GSA Connects 2024 Meeting in Anaheim, California

Paper No. 217-11
Presentation Time: 4:25 PM

ISOTOPIC EVIDENCE THAT GRANITES FORM BY REACTION FROM PRE-EXISTING GABBRO


LUNDSTROM, Craig, Department of Geology, University of Illinois-Urbana Champaign, 3026 Natural History Bldg, 1301 W. Green Street, Urbana, IL 61801, VELAZQUEZ-SANCHEZ, Mario, LLNL, Livermore, CA 86341 and BRUCKEL, Karoline, CNRS, Clermont, clermont 61853, France

How silicic magma forms, emplaces and/or erupts from the crust is fundamental to our understanding of the Earth. Seismological images fail to show any large tanks of magma despite the enormous size of plutons and super-eruption ignimbrite magma chambers (>100s km2 scale); yet magnetotellurics show the same areas can be very electrically conductive. We have posited that silicic magmas form by top down emplacement of andesite sills coupled with a crystal-rich reaction process within a moving temperature gradient zone. We suggested that “every granite was once a gabbro [1]”. We then proposed a two-stage differentiation process adding the important role of upflow of cool (~500°C) water-rich silicate liquids (e’ conductive) to silicic magma formation [2].

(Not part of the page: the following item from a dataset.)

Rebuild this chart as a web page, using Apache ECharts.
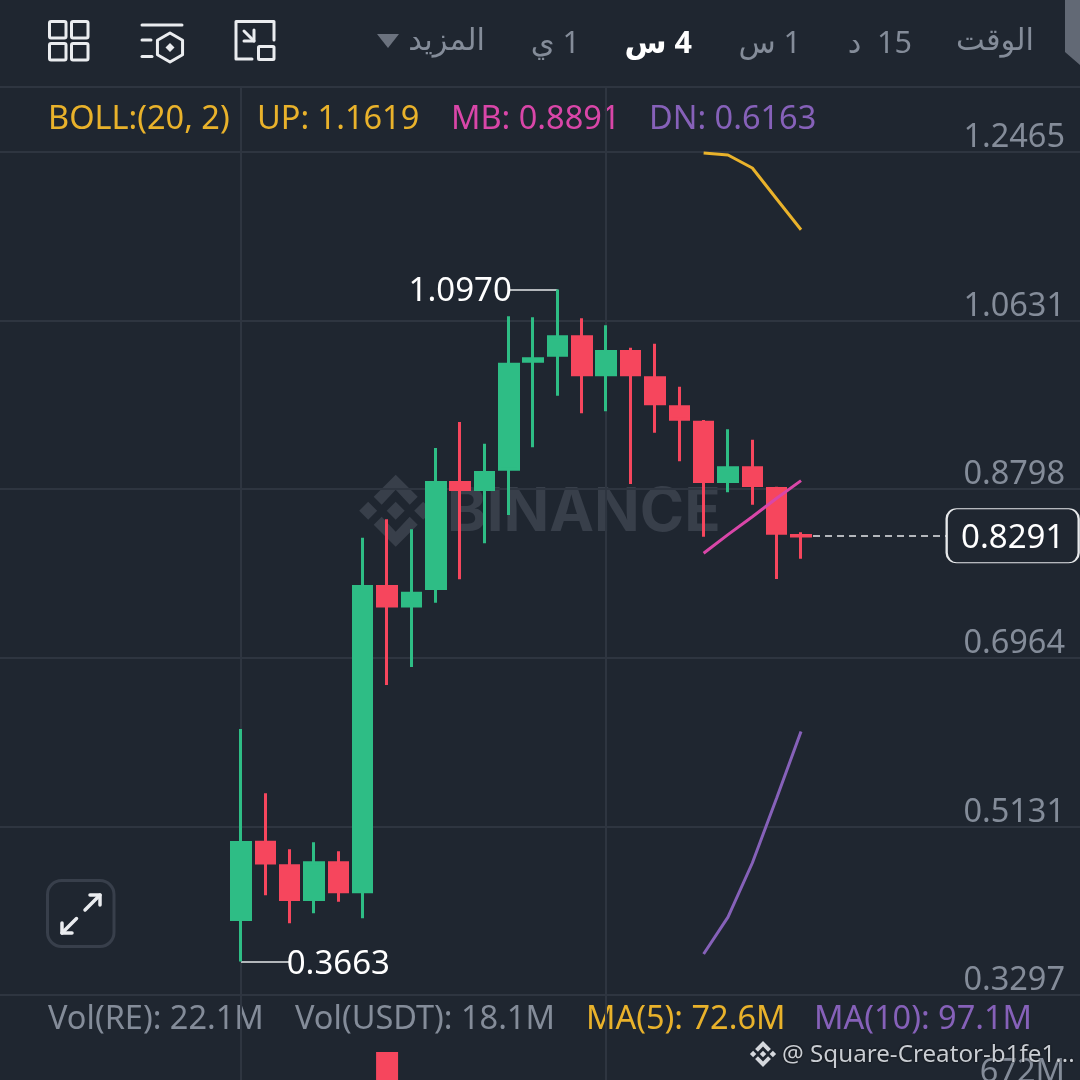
<!DOCTYPE html>
<html>
<head>
<meta charset="utf-8">
<style>html,body{margin:0;padding:0;background:#1f2630}#c{width:1080px;height:1080px}</style>
<script src="https://cdn.jsdelivr.net/npm/echarts@6/dist/echarts.min.js"></script>
</head>
<body>
<div id="c"></div>
<script>
// ---------- data ----------
const priceTicks = [0.3297, 0.5131, 0.6964, 0.8798, 1.0631, 1.2465];
const opens  = [0.4102,0.4975,0.4718,0.4319,0.4751,0.4403,0.7756,0.7513,0.7702,0.8887,0.8778,0.8999,1.0174,1.0239,1.0471,1.0026,1.0312,1.0026,0.9710,0.9543,0.8865,0.9047,0.8822,0.8310];
const closes = [0.4972,0.4718,0.4319,0.4751,0.4403,0.7756,0.7513,0.7683,0.8887,0.8778,0.8996,1.0174,1.0232,1.0471,1.0026,1.0312,1.0026,0.9710,0.9543,0.8865,0.9047,0.8822,0.8303,0.8272];
const lows   = [0.3663,0.4381,0.4077,0.4186,0.4312,0.4131,0.6668,0.6864,0.7563,0.7818,0.8209,0.8517,0.9253,0.9815,0.9623,0.9645,0.8854,0.9412,0.9101,0.8281,0.8764,0.8629,0.7821,0.8042];
const highs  = [0.6190,0.5491,0.4882,0.4958,0.4860,0.8270,0.8470,0.8362,0.9246,0.9529,0.9293,1.0678,1.0667,1.0970,1.0656,1.0580,1.0337,1.0380,0.9913,0.9550,0.9449,0.9336,0.8825,0.8329];
const bollUp  = [1.2454,1.2433,1.2291,1.1954,1.1619];
const bollMid = [0.8101,0.8304,0.8499,0.8699,0.8891];
const bollDn  = [0.3743,0.4145,0.4733,0.5439,0.6163];
const lastPrice = 0.8291, maxPrice = 1.0970, minPrice = 0.3663;
const volumeCandleIndex = 6, volumeValue = 760, volumeTick = 672;
const toolbarLabels = ['\u0627\u0644\u0648\u0642\u062a','\u200f15  \u062f','\u200f1 \u0633','\u200f4 \u0633','\u200f1 \u064a','\u0627\u0644\u0645\u0632\u064a\u062f'];
const bollLegend = ['BOLL:(20, 2)','UP: 1.1619','MB: 0.8891','DN: 0.6163'];
const volLegend = ['Vol(RE): 22.1M','Vol(USDT): 18.1M','MA(5): 72.6M','MA(10): 97.1M'];
const creditText = '@ Square-Creator-b1fe1...';
const watermarkText = 'BINANCE';

// ---------- layout / style ----------
const BG='#1f2630', GRID='#2e3540', GREY='#848c99', WHITE='#eaecef';
const GREEN='#2ebd85', RED='#f6465d', YEL='#e9b22b', PINK='#d946a8', PUR='#8661b9';
const FONT='"Noto Sans", "DejaVu Sans", sans-serif';
const pad = 10, after = 11, count = pad + opens.length + after;
const categories = Array.from({length:count},(_,i)=>String(i));
const yMax = 1.3172, yMin = 0.2373;
const bodyInset = 0.0016;   // half the stroke width, in price units
const candleData = categories.map((_,i)=>{
  const k=i-pad;
  if(k<0||k>=opens.length) return ['-','-','-','-'];
  const up=closes[k]>opens[k], s=up?1:-1;
  return [opens[k]+s*bodyInset, closes[k]-s*bodyInset, lows[k], highs[k]];
});
const bollStart = pad + opens.length - bollUp.length;
const pairs = a => a.map((v,i)=>[bollStart+i,v]);
const maxIdx = pad + highs.indexOf(maxPrice), minIdx = pad + lows.indexOf(minPrice);
const lastIdx = pad + opens.length - 1;

const txt=(x,y,s,color,size,extra)=>({type:'text',x,y,silent:true,style:Object.assign({text:s,fill:color,font:`${size}px ${FONT}`,textVerticalAlign:'middle',textAlign:'left'},extra||{})});
const stroke=(shape,type,color,w,z)=>({type,shape,silent:true,z:z||5,style:{stroke:color,fill:'none',lineWidth:w,lineCap:'round',lineJoin:'round'}});
const poly=(pts,color,z)=>({type:'polygon',shape:{points:pts},silent:true,z:z||0,style:{fill:color}});
function logo(cx,cy,s,color,z){
  const P=a=>a.map(p=>[cx+p[0]*s,cy+p[1]*s]);
  const d=(x,y,r)=>poly(P([[x,y-r],[x+r,y],[x,y+r],[x-r,y]]),color,z);
  return [d(0,0,9),d(-27.5,0,9),d(27.5,0,9),
    poly(P([[0,-36],[22,-14],[14,-6],[0,-21],[-14,-6],[-22,-14]]),color,z),
    poly(P([[0,36],[22,14],[14,6],[0,21],[-14,6],[-22,14]]),color,z)];
}
const gridIcon=[[49.5,21.5],[71.5,21.5],[49.5,43.5],[71.5,43.5]].map(p=>stroke({x:p[0],y:p[1],width:16.5,height:16.5,r:1.5},'rect',WHITE,3));
const hex=(cx,cy,r)=>[0,1,2,3,4,5].map(i=>[cx+r*Math.sin(i*Math.PI/3),cy-r*Math.cos(i*Math.PI/3)]);
const line=(a,b,c,w)=>stroke({x1:a[0],y1:a[1],x2:b[0],y2:b[1]},'line',c,w);
const pl=(pts,c,w)=>stroke({points:pts},'polyline',c,w);

const graphics=[
  poly([[1065,0],[1065,52],[1080,65],[1080,0]],'#626975',5),
  ...gridIcon,
  line([142,25],[182,25],WHITE,3), line([142,40],[151,40],WHITE,3), line([142,56.5],[152,56.5],WHITE,3),
  {type:'polygon',shape:{points:hex(170,47.5,14.5)},silent:true,z:5,style:{stroke:WHITE,fill:'none',lineWidth:3,lineJoin:'round'}},
  poly([[170,43],[174.5,47.5],[170,52],[165.5,47.5]],WHITE,5),
  pl([[274,40],[274,21.5],[236,21.5],[236,59],[252,59]],WHITE,3),
  stroke({x:258.5,y:46.5,width:15.5,height:13,r:1},'rect',WHITE,3),
  line([244,31],[254,41],WHITE,3), pl([[254,30],[254,41],[244,41]],WHITE,3),
  txt(1034,41,toolbarLabels[0],GREY,30.5,{textAlign:'right'}),
  txt(912,44,toolbarLabels[1],GREY,30.5,{textAlign:'right'}),
  txt(801,44,toolbarLabels[2],GREY,30.5,{textAlign:'right'}),
  txt(692,44,toolbarLabels[3],'#ffffff',30.5,{textAlign:'right',font:`bold 30.5px ${FONT}`}),
  txt(580,44,toolbarLabels[4],GREY,30.5,{textAlign:'right'}),
  txt(485,41,toolbarLabels[5],GREY,30.5,{textAlign:'right'}),
  poly([[377,34],[399,34],[388,48]],'#6b727e',5),
  txt(48,120,bollLegend[0],YEL,32.5),
  txt(257,120,bollLegend[1],YEL,32.5),
  txt(451,120,bollLegend[2],PINK,32.5),
  txt(649,120,bollLegend[3],PUR,32.5),
  txt(48,1020,volLegend[0],GREY,32.5),
  txt(295,1020,volLegend[1],GREY,32.5),
  txt(586,1020,volLegend[2],YEL,32.5),
  txt(814,1020,volLegend[3],PUR,32.5),
  ...logo(395.7,510.7,1,'#383f4a',0),
  {type:'text',x:447,y:513,silent:true,z:0,style:{text:watermarkText,fill:'#383f4a',font:`bold 60px Inter, ${FONT}`,textVerticalAlign:'middle',textAlign:'left'}},
  stroke({x:47.5,y:880.5,width:66.5,height:66,r:14},'rect','#383f4b',3),
  line([85,910],[100,895],WHITE,3.5), pl([[90,895],[100,895],[100,905]],WHITE,3.5),
  line([76.5,918.5],[62,933],WHITE,3.5), pl([[62,923],[62,933],[72,933]],WHITE,3.5),
  ...logo(763,1054,0.36,'#d5d8dd',20),
  {type:'text',x:782,y:1055,silent:true,z:20,style:{text:creditText,fill:'#c9cdd3',font:`24.2px ${FONT}`,textVerticalAlign:'middle',textAlign:'left',textShadowColor:'#000',textShadowBlur:2}}
];

const hiddenAxis={type:'category',data:categories,boundaryGap:true,axisLine:{show:false},axisTick:{show:false},axisLabel:{show:false},splitLine:{show:false}};
const labelStyle={color:'#ffffff',fontSize:33,fontFamily:FONT};
const roundBox='path://M10 0H122A10 10 0 0 1 132 10V44A10 10 0 0 1 122 54H10A10 10 0 0 1 0 44V10A10 10 0 0 1 10 0Z';
const option={
  animation:false,
  backgroundColor:BG,
  graphic:{elements:graphics},
  grid:[
    {left:-14.7,top:87,width:1095.75,height:993,containLabel:false,outerBoundsMode:'none'},
    {left:-14.7,top:1052,width:1095.75,height:180,containLabel:false,outerBoundsMode:'none'}
  ],
  xAxis:[Object.assign({gridIndex:0},hiddenAxis),Object.assign({gridIndex:1},hiddenAxis)],
  yAxis:[
    {gridIndex:0,type:'value',position:'right',min:yMin,max:yMax,scale:true,
     axisLine:{show:false},
     axisTick:{show:false,customValues:priceTicks.concat([yMax])},
     axisLabel:{inside:true,margin:16,customValues:priceTicks,color:GREY,fontSize:32.5,fontFamily:FONT,verticalAlign:'bottom',lineHeight:28,formatter:v=>Number(v).toFixed(4)},
     splitLine:{show:true,lineStyle:{color:GRID,width:2}}},
    {gridIndex:1,type:'value',position:'right',min:0,max:volumeValue,
     axisLine:{show:false},
     axisTick:{show:false,customValues:[volumeTick]},
     axisLabel:{inside:true,margin:16,customValues:[volumeTick],color:GREY,fontSize:32.5,fontFamily:FONT,formatter:v=>v+'M'},
     splitLine:{show:false}}
  ],
  series:[
    {type:'line',xAxisIndex:0,yAxisIndex:0,data:[],z:1,silent:true,
     markLine:{z:1,silent:true,symbol:'none',animation:false,label:{show:false},lineStyle:{color:GRID,width:2,type:'solid'},
       data:[{xAxis:String(pad)},{xAxis:String(pad+15)}]}},
    {type:'candlestick',xAxisIndex:0,yAxisIndex:0,z:3,silent:true,barWidth:19,data:candleData,
     itemStyle:{color:GREEN,color0:RED,borderColor:GREEN,borderColor0:RED,borderWidth:3},
     markLine:{silent:true,symbol:'none',animation:false,precision:4,z:2,label:{show:false},
       lineStyle:{color:'#e6e8ea',width:1.5,type:'solid'},
       data:[
        [{coord:[maxIdx,maxPrice]},{coord:[maxIdx-2,maxPrice]}],
        [{coord:[minIdx,minPrice]},{coord:[minIdx+2,minPrice]}],
        [{coord:[lastIdx,lastPrice],lineStyle:{type:[7,5]}},{coord:[39,lastPrice],lineStyle:{type:[7,5]}}]
       ]},
     markPoint:{silent:true,animation:false,z:7,
       data:[
        {coord:[42,lastPrice],symbol:roundBox,symbolKeepAspect:false,symbolSize:[132,54],symbolOffset:[-7.5,0],
         itemStyle:{color:BG,borderColor:'#e6e8ea',borderWidth:1.5},
         label:{show:true,position:'inside',offset:[0,3],formatter:lastPrice.toFixed(4),...labelStyle}},
        {coord:[maxIdx-2,maxPrice],symbol:'circle',symbolSize:0,
         label:{show:true,position:'left',distance:0,offset:[3,2],formatter:maxPrice.toFixed(4),...labelStyle}},
        {coord:[minIdx+2,minPrice],symbol:'circle',symbolSize:0,
         label:{show:true,position:'right',distance:0,offset:[-3,3],formatter:minPrice.toFixed(4),...labelStyle}}
       ]}},
    {type:'line',xAxisIndex:0,yAxisIndex:0,z:4,silent:true,data:pairs(bollUp),symbol:'none',lineStyle:{color:YEL,width:3}},
    {type:'line',xAxisIndex:0,yAxisIndex:0,z:4,silent:true,data:pairs(bollMid),symbol:'none',lineStyle:{color:PINK,width:3}},
    {type:'line',xAxisIndex:0,yAxisIndex:0,z:4,silent:true,data:pairs(bollDn),symbol:'none',lineStyle:{color:PUR,width:3}},
    {type:'bar',xAxisIndex:1,yAxisIndex:1,z:2,silent:true,barWidth:22,data:[[pad+volumeCandleIndex,volumeValue]],itemStyle:{color:RED}}
  ]
};
echarts.init(document.getElementById('c'),null,{renderer:'canvas'}).setOption(option);
</script>
</body>
</html>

Whole rock analyses of spatially connected mafic and silicic rocks show distinct Sr isotope ratios at Torres del Paine (Chile) and Aztec Wash (NV) plutons. However, based on laser ablation MCICPMS, 87Sr/86Sr of plagioclase in granites located just above related mafic complex rocks in both plutons overlaps those of gabbro—fully consistent with the hypothesis that granite formed by reaction from gabbro. We will also present cathodoluminescence mosaics of mafic complex rocks whereby plagioclase grains preserve unmistakable relict textures of amphibole—explained as amphibole rich rocks react into diorites (and then into granite).

Does this same differentiation process produce silicic magmas for zoned ignimbrite super-eruptions? We find an identical behavior of Sr occurs in silicic and mafic rocks from the Carpenter Ridge tuff and Peach Springs tuff supereruptions, implying the same virtually melt-less process of silicic magma formation may occur in precursor magma chambers. Like volcanic suites[3], analysis of granite biotite shows highly radiogenic Sri ratios, again suggesting volcanic-plutonic equivalence. If this differentiation process indeed operates, serious hazards implications exist with major questions about how such mush zones melt and erupt remaining answered.

[1] Lundstrom(2016), IGR 58, 371-388; [2] Lundstrom et al.(2022), GSA Books, 553; [3] Charlier et al.( 2007), J. Pet, 1875-1894.